Produção recorde X perda de renda
Concordando com Rowena, a deputada Lud Falcão (Pode) enfatizou o contrassenso que é o País obter uma produção recorde de grãos neste ano, de 350 mil toneladas, ao mesmo tempo em que o produtor de grãos fica mais pobre, pois a rentabilidade caiu muito. “Como pagar bem ao trabalhador na fazenda se a cada R$ 3,00, R$ 1 é gasto com impostos?”, questionou.
Para reduzir os problemas dos produtores de leite, ela propôs políticas públicas de incentivo ao consumo de leite. Nesse sentido, destacou seu projeto que institui ressarcimento a quem tiver perda de leite ou outro produto devido a falta de energia elétrica. Também solicitou ao governo de Minas que construa novas subestações de energia no Alto Paranaíba e no Noroeste.
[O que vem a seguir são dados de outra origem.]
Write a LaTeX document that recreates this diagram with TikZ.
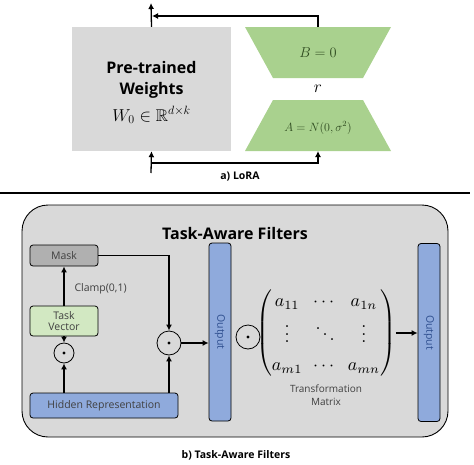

Feliciano Nogueira de Oliveira, superintendente de Inovação e Economia Agropecuária da Secretaria de Estado de Agricultura, Pecuária e Abastecimento, ressaltou que o agro continua positivo em Minas: “O PIB do agro mineiro aumentou 20% no último ano, chegando a R$ 235 bilhões, superando a produção do minério".
Dados deficitários
Outro entrave para o setor foi apontado por Geraldo Magela da Silva, assessor institucional do Sistema Ocemg, que é a Organização das Cooperativas de Minas Gerais. De acordo com ele, há uma deficiência grave de produção de dados no Brasil. Destacou que no Estado há 199 cooperativas agropecuárias, com 213 mil cooperados, 95% deles pequenos produtores, e movimentação financeira em 2024 de R$ 53 bilhões. Nos setores de café e leite, as cooperativas respondem, respectivamente, por 53% e 25% da produção.
Ao final da reunião, o deputado Raul Belém anunciou requerimentos de visitas ao vice-presidente da República, Geraldo Alckimin; aos ministros da Agricultura, Carlos Fávaro e do Desenvolvimento Agrário, Paulo Teixeira; e à presidente do Banco do Brasil, Tarciana Medeiros. O objetivo dos encontros é debater com essas lideranças as condições aviltantes dos empréstimos oferecidos aos produtores rurais mineiros, com elevada taxa de juros e obrigatoriedade da alienação fiduciária de propriedades.